Tips for managers and payroll teams
- Run a midweek overtime report so staffing can be adjusted before payroll closes.
- Train supervisors to review time entries daily, not only at week end.
- Use exception flags for missing punches, long shifts, or unusual break lengths.
- Reconcile scheduled hours, worked hours, and paid hours each cycle.
- Maintain an employee acknowledgment process for submitted time sheets.
Tips for employees
- Clock in and out in real time whenever possible.
- Record breaks accurately, especially unpaid meal periods.
- Report missing punches immediately rather than waiting until payday.

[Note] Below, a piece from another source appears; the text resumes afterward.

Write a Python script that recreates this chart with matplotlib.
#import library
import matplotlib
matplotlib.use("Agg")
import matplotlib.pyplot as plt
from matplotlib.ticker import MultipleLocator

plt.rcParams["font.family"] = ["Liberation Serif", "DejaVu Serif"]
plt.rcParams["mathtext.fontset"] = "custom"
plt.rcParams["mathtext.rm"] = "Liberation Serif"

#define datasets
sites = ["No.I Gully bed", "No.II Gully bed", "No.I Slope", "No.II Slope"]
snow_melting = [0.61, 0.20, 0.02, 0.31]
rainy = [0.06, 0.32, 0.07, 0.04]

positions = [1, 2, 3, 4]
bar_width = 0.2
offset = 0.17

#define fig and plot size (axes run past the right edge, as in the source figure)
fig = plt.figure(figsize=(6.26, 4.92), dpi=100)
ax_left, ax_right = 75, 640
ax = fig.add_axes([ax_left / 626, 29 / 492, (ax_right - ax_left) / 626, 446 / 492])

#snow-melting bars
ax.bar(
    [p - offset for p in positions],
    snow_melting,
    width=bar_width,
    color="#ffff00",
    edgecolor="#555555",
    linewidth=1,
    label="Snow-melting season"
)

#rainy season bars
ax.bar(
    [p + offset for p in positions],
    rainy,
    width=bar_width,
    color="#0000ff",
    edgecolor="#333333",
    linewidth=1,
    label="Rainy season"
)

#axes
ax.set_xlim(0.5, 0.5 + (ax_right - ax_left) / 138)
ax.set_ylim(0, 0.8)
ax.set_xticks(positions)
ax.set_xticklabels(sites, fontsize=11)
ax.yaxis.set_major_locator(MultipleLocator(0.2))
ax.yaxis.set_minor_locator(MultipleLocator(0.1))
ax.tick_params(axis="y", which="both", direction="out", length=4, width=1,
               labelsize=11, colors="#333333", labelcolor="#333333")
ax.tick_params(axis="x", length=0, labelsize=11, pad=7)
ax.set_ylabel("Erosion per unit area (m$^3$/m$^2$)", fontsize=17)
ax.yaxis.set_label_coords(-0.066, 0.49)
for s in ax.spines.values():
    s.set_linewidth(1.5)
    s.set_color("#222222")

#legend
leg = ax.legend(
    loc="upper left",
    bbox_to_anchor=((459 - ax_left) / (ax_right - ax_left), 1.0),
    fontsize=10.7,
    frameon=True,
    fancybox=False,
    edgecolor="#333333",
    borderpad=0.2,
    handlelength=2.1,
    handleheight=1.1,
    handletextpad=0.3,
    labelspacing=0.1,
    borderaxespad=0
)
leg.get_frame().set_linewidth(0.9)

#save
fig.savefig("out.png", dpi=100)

- Review your weekly totals before final submission.
- Keep personal notes for unusual days, travel, or shift changes.
FAQ: quick answers to common time sheet questions
Should I calculate in hours or minutes?
Use minutes first, then convert to decimal hours. It reduces rounding mistakes.
Do I subtract every break?
Subtract only unpaid non-working breaks according to policy and law.
What if my end time is earlier than start time?
That usually means an overnight shift. Treat end time as next day.
Can I round every shift?
Many employers do, but rounding must be consistently applied and not biased against employees.
What is the overtime trigger in federal law?
For covered nonexempt workers, overtime generally applies after 40 hours in a workweek.
Final takeaway: Accurate time sheet calculation is a combination of clean inputs, consistent rules, and transparent review. If you standardize start/end capture, break deduction, rounding, and overtime logic, your payroll becomes both faster and safer. Use the calculator above weekly, and pair it with a documented policy so everyone knows exactly how hours are calculated.